### SHORT TASK
Open with the line that has "Emit a Python"; close with the line that has "import pandas as pd". Retype those lines exactly, images excluded.

Stored data entries

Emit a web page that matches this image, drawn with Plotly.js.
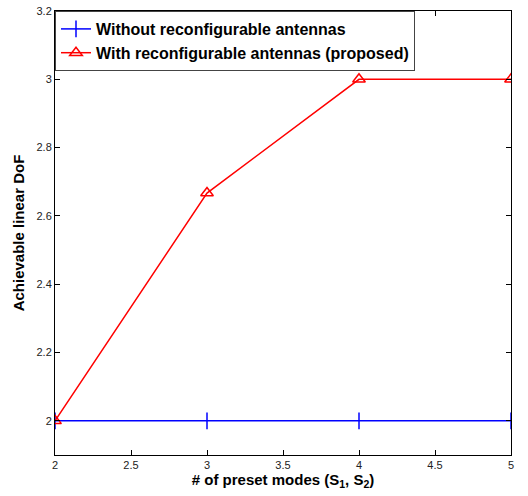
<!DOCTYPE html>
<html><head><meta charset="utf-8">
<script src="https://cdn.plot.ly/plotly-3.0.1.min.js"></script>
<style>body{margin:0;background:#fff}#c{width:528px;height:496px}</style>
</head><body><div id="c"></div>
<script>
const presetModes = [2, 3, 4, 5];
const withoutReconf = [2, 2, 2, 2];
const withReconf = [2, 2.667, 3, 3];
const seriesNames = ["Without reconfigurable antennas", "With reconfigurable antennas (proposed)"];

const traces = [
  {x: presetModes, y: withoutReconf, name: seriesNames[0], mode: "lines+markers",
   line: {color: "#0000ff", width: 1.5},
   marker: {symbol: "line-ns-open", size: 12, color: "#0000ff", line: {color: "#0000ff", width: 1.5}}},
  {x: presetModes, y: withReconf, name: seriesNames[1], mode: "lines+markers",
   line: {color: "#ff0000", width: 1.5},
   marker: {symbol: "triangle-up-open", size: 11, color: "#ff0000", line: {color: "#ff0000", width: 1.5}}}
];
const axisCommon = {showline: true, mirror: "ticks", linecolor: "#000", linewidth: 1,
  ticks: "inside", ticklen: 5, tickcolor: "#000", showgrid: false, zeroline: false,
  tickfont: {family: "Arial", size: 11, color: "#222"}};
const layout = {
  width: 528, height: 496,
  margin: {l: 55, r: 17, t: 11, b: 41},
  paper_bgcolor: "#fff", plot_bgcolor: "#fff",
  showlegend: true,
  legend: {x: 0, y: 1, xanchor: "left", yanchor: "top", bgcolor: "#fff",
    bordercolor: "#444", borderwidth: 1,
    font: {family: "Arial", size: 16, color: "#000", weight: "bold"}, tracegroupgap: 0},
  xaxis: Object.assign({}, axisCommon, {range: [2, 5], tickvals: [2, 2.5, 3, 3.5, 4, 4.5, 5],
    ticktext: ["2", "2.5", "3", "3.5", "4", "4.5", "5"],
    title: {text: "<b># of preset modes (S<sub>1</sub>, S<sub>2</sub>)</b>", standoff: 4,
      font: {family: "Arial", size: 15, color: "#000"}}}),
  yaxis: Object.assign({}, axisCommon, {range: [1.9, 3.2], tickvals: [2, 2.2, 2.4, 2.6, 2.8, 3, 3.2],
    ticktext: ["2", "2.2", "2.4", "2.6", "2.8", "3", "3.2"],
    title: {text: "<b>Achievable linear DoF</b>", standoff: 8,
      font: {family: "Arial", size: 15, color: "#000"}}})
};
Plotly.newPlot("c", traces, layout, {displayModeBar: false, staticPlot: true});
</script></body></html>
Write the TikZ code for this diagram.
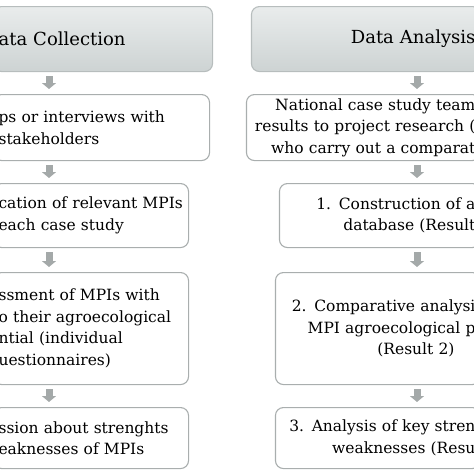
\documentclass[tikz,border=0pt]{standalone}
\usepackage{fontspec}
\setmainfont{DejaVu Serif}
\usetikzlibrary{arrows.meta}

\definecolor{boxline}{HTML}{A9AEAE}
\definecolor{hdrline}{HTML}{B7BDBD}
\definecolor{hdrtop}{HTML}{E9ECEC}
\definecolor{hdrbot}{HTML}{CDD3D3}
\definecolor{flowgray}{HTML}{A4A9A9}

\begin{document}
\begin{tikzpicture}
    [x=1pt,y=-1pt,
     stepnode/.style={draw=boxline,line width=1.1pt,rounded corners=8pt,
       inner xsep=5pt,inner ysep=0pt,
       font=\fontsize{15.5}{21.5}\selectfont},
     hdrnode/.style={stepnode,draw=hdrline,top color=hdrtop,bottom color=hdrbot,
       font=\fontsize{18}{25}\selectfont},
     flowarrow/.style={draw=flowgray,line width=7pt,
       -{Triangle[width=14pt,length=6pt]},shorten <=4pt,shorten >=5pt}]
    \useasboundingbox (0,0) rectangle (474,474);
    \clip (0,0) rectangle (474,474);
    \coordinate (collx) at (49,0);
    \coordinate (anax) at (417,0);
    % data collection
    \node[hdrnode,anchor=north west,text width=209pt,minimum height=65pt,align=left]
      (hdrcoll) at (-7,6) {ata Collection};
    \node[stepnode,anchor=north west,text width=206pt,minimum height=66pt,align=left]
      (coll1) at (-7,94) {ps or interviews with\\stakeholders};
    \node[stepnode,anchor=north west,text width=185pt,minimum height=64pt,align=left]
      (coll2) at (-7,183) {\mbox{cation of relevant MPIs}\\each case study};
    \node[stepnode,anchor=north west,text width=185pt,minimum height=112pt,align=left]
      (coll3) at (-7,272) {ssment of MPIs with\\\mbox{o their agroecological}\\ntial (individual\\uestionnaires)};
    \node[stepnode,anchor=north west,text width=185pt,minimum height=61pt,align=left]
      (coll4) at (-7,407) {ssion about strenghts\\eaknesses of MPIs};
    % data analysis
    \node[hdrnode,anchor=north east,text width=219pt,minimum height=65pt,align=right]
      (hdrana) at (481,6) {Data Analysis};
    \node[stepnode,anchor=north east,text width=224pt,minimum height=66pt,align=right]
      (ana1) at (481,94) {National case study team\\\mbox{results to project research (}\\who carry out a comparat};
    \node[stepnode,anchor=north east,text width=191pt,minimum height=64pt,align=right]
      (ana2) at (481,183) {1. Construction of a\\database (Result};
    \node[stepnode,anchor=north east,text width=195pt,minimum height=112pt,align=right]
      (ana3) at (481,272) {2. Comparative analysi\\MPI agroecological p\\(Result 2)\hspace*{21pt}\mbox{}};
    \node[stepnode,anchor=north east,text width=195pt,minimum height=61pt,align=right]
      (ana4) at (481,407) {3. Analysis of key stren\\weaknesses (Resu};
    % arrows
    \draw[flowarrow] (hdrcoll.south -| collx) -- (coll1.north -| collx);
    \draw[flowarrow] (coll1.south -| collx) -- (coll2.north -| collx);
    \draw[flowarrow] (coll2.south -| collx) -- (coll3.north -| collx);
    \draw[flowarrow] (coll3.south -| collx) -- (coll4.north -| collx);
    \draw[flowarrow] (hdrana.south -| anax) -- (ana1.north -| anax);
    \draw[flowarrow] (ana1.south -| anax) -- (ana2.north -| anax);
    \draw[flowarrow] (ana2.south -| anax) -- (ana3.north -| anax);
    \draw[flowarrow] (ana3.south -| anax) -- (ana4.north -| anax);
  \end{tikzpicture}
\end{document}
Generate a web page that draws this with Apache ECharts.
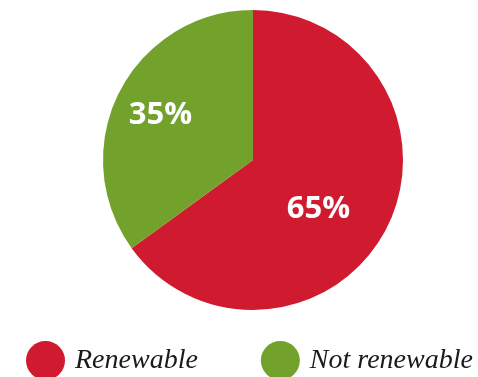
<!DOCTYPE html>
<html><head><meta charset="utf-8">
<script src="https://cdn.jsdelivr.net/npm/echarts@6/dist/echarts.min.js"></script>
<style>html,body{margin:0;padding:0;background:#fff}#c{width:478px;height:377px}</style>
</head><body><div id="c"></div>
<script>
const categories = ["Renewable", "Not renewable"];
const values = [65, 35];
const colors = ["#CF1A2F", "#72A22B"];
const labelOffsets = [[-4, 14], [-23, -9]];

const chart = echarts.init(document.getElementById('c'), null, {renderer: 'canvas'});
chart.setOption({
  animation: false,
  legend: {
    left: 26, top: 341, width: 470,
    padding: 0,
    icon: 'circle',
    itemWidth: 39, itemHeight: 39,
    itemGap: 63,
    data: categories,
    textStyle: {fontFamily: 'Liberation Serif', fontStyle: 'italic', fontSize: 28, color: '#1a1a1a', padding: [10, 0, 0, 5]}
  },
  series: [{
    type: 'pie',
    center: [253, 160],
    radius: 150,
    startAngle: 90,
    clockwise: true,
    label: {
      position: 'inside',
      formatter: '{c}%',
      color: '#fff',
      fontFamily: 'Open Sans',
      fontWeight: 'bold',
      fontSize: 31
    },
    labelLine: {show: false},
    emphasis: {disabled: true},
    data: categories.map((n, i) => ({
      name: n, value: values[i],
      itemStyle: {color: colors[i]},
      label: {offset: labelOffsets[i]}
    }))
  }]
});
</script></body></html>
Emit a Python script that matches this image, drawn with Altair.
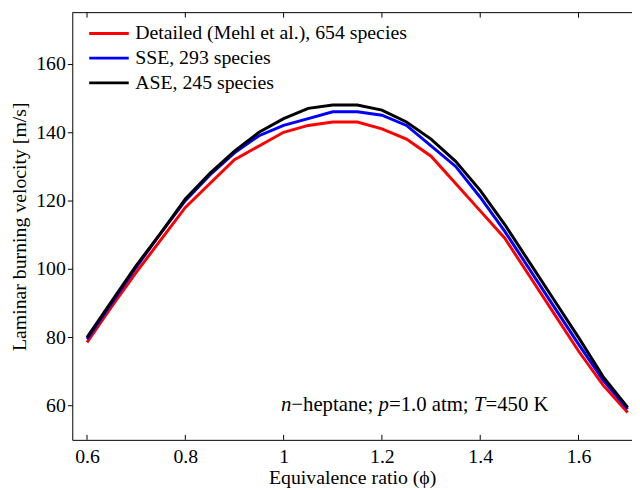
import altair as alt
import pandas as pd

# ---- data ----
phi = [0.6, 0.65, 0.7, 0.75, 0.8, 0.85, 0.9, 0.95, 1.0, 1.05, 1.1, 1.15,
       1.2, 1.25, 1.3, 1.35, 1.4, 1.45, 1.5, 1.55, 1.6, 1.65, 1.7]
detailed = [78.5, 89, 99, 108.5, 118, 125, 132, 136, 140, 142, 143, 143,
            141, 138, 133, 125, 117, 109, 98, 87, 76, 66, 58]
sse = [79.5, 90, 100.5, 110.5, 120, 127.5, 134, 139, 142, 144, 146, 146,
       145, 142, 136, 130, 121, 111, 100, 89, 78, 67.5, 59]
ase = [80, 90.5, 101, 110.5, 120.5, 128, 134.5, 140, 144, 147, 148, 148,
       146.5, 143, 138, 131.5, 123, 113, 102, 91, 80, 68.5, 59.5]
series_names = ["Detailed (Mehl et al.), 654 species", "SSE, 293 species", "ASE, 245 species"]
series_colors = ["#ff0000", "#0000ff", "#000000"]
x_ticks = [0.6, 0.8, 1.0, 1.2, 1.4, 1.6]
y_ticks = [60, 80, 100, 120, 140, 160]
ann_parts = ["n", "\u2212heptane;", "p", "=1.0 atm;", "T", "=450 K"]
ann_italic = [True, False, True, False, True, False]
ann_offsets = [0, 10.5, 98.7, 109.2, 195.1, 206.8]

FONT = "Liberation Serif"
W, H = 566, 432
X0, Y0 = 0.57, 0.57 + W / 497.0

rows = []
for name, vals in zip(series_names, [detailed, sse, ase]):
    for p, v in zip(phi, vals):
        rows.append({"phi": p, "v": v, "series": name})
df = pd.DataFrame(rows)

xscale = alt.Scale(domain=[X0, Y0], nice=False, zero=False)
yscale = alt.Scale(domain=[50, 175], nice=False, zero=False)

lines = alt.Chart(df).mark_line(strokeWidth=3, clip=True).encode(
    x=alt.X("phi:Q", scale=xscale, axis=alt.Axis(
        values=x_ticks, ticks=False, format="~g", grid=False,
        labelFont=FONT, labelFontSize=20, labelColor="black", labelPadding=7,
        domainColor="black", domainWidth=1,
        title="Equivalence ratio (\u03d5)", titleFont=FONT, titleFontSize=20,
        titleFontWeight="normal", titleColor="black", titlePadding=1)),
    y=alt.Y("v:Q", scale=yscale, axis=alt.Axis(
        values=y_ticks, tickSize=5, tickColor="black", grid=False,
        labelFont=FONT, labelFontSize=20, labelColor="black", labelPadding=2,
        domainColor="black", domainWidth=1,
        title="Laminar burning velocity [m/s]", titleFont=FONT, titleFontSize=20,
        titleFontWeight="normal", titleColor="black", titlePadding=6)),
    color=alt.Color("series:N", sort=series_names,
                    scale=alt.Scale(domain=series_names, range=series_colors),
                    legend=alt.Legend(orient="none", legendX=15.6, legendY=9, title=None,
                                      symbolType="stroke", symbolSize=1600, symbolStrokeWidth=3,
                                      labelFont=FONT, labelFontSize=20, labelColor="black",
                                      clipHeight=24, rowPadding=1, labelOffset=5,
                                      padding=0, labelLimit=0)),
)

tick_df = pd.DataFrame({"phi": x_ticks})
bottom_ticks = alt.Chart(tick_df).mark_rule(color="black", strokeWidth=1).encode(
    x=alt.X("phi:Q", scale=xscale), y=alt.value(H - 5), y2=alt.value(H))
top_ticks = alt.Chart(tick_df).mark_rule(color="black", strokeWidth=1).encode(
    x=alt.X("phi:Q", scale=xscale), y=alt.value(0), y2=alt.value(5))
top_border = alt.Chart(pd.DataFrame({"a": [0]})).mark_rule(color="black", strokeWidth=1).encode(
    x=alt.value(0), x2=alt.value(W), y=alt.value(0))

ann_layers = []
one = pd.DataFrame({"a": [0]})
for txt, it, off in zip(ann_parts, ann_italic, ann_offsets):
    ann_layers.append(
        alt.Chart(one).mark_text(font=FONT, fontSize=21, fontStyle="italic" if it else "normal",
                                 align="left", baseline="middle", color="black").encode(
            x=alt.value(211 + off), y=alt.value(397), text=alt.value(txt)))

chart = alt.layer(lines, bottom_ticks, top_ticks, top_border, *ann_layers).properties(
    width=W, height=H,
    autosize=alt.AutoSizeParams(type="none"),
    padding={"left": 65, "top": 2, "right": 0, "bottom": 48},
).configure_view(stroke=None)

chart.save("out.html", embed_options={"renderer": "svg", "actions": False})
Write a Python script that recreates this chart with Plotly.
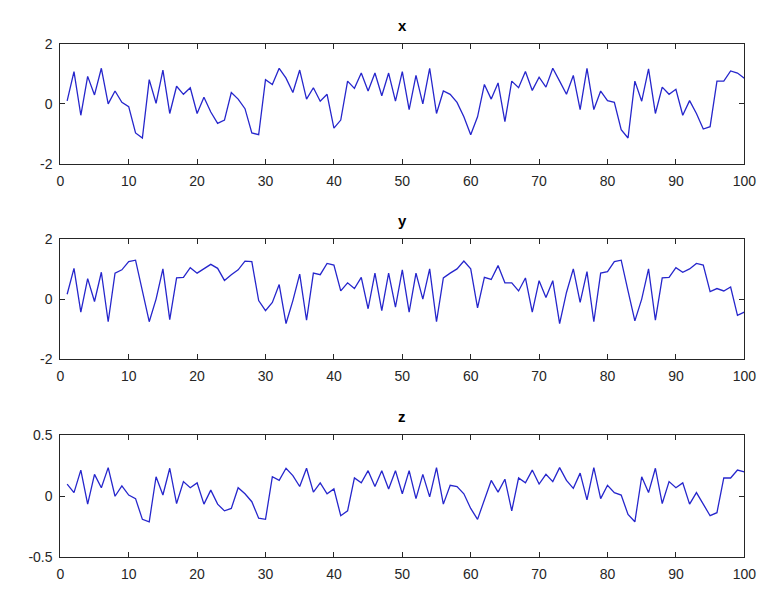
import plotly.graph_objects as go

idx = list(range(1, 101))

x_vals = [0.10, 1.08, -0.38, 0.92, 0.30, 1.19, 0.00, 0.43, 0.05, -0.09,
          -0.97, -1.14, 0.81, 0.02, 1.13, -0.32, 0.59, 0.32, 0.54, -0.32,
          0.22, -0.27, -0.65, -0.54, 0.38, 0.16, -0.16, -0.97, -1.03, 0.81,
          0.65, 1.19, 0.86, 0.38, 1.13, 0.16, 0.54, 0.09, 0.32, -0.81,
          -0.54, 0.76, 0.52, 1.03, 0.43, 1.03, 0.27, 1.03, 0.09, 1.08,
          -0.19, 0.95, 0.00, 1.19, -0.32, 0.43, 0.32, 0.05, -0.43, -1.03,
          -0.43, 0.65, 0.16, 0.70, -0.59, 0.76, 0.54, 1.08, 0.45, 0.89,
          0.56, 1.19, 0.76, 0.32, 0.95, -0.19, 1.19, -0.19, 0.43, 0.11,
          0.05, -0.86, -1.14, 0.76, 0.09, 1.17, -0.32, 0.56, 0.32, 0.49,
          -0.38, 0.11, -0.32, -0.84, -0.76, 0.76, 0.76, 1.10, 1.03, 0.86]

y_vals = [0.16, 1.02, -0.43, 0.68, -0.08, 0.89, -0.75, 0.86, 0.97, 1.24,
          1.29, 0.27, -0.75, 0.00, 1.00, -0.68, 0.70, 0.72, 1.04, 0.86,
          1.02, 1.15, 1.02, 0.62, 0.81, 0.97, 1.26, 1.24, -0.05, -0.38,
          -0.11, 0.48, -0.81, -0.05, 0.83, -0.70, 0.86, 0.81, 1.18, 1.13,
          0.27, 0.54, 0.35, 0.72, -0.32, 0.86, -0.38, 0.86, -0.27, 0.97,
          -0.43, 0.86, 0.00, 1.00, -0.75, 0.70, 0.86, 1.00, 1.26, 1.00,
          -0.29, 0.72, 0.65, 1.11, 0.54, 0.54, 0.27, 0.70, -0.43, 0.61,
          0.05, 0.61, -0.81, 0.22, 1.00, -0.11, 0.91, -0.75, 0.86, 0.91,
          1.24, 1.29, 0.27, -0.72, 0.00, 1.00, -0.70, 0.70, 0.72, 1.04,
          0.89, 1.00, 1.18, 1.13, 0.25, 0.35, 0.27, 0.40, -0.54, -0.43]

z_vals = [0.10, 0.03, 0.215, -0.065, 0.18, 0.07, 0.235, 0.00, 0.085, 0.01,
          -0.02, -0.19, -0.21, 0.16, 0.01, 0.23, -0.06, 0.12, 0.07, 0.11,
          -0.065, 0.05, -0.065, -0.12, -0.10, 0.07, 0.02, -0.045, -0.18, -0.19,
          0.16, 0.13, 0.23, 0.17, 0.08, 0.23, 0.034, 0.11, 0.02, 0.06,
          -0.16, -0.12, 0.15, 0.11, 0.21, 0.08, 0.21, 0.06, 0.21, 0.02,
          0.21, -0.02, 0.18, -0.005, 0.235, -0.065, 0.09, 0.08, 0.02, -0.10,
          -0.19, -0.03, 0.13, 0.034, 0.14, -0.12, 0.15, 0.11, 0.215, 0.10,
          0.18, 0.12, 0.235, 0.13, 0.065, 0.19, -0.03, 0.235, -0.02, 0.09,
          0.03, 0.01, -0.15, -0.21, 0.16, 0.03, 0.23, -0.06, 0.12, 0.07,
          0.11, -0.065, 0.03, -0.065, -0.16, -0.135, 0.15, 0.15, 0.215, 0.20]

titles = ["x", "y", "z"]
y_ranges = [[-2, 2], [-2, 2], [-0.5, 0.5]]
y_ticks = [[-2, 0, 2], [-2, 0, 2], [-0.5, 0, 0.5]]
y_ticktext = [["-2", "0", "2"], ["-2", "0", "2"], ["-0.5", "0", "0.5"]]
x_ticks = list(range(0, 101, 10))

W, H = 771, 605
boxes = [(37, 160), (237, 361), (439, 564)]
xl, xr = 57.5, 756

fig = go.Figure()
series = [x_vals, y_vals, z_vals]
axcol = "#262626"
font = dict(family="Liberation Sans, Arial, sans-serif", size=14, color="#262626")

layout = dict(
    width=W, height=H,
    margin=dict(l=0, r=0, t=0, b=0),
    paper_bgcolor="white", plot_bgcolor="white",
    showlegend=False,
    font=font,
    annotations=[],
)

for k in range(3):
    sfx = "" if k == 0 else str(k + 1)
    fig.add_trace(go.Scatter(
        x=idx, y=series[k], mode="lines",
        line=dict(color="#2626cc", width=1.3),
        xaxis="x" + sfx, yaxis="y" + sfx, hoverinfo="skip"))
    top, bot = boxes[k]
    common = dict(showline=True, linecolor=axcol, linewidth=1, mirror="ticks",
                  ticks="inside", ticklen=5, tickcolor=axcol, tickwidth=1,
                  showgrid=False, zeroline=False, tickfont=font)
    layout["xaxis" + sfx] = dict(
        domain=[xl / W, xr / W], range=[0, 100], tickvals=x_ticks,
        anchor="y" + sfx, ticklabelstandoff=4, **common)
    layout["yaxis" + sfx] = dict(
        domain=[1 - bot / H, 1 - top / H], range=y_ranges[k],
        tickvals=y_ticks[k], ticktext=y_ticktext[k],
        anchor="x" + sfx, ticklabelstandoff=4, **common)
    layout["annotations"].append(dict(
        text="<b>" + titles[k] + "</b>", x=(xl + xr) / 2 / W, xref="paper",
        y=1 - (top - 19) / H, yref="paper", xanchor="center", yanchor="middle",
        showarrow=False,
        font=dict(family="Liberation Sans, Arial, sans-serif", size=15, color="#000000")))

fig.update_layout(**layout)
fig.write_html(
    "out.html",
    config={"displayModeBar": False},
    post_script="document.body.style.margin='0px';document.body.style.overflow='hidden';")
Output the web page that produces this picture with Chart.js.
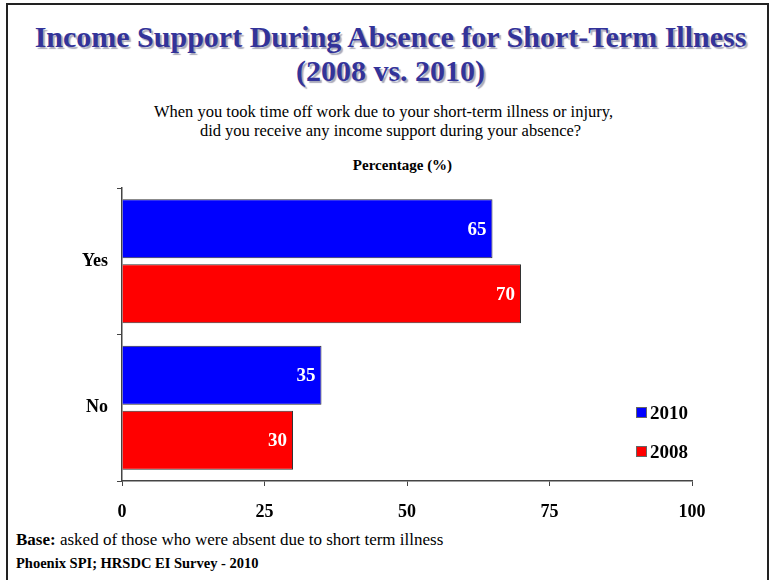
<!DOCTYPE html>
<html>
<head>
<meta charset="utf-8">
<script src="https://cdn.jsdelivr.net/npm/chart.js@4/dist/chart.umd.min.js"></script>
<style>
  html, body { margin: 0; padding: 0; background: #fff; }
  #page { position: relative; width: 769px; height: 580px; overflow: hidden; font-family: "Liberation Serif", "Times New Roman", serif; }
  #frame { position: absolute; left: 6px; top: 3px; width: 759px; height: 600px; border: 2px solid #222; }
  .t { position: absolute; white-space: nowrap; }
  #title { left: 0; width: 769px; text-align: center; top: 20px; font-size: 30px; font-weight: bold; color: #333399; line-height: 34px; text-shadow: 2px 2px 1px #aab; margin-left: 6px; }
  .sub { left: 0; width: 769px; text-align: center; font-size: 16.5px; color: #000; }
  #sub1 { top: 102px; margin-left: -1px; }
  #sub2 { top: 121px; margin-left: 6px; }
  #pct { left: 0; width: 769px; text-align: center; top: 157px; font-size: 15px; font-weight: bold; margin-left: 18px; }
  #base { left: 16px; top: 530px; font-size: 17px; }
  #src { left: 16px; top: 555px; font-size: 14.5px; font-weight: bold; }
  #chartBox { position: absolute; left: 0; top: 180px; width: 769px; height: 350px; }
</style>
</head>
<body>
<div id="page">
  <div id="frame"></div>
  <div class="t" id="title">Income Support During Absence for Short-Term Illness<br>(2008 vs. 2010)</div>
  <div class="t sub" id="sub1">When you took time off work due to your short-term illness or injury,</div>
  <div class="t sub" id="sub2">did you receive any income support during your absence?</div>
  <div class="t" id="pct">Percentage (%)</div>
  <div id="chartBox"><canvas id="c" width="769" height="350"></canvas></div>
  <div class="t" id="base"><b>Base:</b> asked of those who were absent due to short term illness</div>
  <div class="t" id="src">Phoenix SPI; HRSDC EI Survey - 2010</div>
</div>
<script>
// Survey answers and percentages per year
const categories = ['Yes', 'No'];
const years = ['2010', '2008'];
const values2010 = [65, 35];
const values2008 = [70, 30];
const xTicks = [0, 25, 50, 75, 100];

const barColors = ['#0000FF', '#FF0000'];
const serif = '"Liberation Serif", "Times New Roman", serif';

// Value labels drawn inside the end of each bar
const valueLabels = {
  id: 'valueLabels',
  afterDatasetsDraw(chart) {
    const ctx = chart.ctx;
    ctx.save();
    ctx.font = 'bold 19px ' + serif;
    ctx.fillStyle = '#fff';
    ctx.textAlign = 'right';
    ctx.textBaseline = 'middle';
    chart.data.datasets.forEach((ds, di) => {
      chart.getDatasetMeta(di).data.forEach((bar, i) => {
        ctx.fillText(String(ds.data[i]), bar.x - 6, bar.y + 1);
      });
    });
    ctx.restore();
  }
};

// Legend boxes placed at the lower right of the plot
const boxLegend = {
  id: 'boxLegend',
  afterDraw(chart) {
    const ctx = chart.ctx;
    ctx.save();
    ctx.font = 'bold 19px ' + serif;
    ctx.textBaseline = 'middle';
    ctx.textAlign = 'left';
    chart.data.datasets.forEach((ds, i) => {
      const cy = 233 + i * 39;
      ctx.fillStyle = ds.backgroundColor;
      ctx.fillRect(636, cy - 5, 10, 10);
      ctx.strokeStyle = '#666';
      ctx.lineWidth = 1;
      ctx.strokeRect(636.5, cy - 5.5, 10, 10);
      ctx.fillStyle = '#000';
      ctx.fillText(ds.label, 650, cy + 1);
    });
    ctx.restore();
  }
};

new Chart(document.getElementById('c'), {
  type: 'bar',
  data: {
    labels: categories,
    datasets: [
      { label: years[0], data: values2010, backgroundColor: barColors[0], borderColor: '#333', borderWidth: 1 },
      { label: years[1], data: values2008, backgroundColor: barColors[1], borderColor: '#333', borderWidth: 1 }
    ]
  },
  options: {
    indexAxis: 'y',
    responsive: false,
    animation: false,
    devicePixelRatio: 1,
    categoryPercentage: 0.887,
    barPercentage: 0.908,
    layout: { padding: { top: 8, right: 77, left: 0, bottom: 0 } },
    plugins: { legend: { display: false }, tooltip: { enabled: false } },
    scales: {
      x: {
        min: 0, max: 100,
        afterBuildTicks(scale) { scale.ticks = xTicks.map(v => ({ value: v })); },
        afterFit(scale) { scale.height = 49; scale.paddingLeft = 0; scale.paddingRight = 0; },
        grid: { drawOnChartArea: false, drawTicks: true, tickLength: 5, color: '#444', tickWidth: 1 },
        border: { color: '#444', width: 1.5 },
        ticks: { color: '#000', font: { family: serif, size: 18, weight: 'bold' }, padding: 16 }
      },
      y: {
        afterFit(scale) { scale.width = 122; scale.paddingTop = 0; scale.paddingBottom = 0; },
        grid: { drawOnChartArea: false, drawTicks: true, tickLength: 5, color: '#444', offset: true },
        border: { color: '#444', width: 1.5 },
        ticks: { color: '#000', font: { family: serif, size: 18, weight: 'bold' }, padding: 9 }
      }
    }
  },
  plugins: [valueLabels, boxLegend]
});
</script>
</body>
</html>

### RESULT
Emit a Python script that matches this image, drawn with Altair.
import altair as alt
import pandas as pd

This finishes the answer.